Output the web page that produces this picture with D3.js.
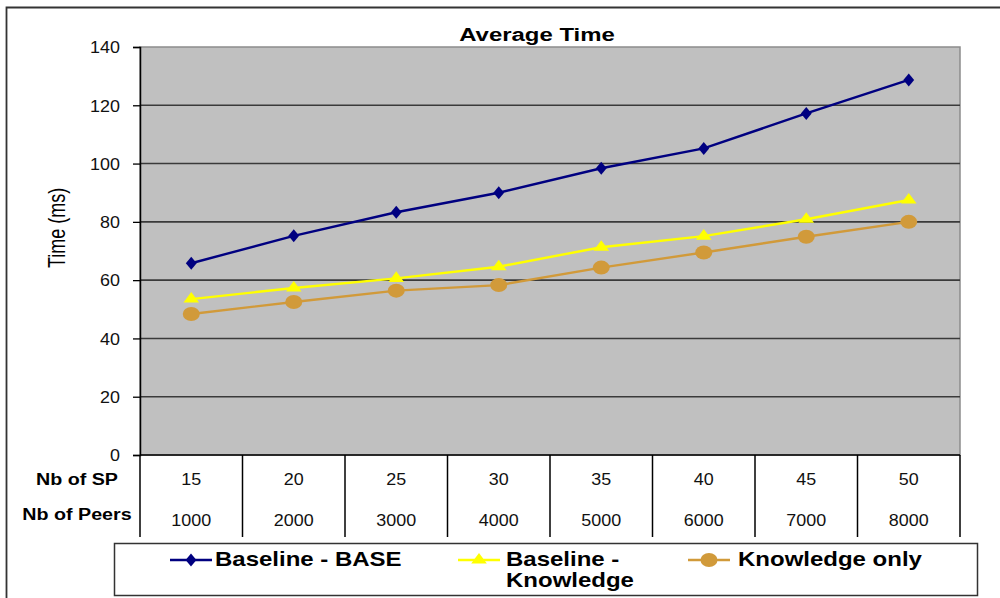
· · ·
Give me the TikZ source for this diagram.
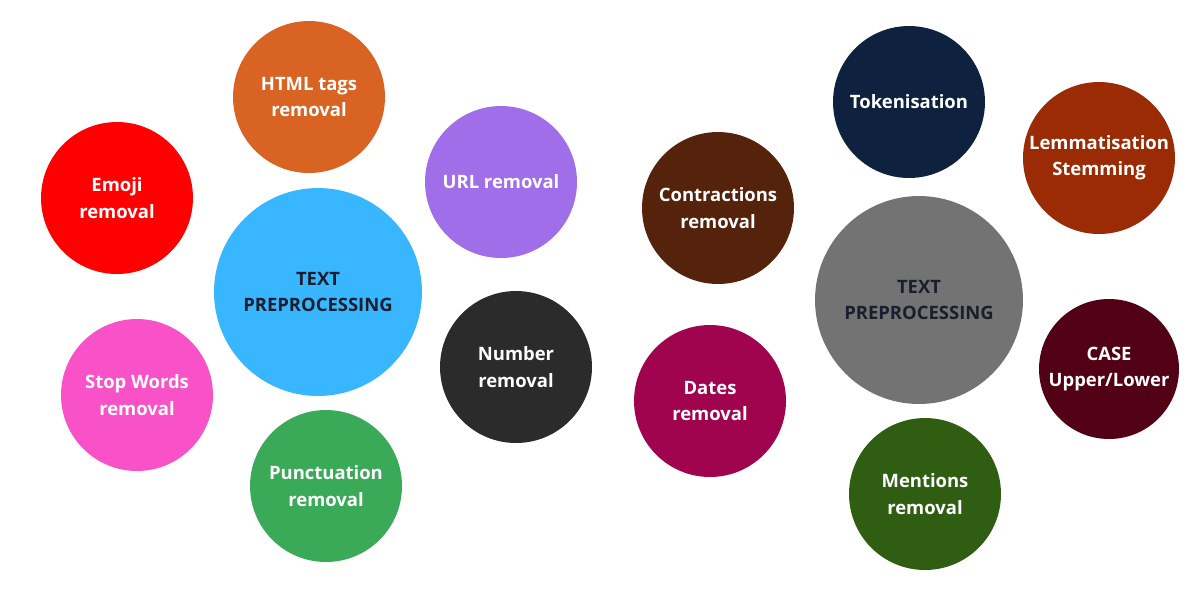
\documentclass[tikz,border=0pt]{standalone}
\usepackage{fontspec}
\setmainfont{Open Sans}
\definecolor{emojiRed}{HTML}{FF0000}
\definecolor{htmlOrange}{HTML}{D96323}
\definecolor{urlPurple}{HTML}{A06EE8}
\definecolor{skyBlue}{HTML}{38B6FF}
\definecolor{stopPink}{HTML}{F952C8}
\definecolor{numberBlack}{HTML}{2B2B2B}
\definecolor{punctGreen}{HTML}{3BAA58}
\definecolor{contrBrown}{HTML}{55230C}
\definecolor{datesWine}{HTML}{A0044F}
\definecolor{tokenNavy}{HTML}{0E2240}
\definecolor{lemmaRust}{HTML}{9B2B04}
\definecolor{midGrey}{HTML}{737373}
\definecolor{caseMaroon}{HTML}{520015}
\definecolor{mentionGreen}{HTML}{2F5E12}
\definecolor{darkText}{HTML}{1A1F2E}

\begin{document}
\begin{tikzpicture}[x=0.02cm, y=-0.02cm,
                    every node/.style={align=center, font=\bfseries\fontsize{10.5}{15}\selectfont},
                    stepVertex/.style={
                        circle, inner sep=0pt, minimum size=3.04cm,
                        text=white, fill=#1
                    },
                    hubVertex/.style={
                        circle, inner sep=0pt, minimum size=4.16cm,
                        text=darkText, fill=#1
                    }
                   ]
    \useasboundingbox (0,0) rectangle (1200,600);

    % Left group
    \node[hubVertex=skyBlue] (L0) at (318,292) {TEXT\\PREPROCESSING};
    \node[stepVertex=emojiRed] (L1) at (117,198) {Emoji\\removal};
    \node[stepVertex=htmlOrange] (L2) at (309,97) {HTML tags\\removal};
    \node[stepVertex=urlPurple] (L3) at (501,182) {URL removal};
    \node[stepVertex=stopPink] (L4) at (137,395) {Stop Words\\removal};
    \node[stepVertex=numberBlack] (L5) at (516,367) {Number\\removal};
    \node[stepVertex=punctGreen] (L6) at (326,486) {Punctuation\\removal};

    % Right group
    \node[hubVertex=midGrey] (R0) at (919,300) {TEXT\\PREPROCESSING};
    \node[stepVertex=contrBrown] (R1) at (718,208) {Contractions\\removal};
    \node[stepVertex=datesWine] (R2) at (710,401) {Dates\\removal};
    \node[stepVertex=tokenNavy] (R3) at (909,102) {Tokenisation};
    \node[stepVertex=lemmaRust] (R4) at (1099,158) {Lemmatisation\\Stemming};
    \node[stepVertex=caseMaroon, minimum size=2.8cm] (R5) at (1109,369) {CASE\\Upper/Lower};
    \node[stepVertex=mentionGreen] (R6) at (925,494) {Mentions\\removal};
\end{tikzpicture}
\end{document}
· · ·
From the records above, copy every line that holds the word "this".

Output the web page that produces this picture with D3.js.
Give me the TikZ source for this diagram.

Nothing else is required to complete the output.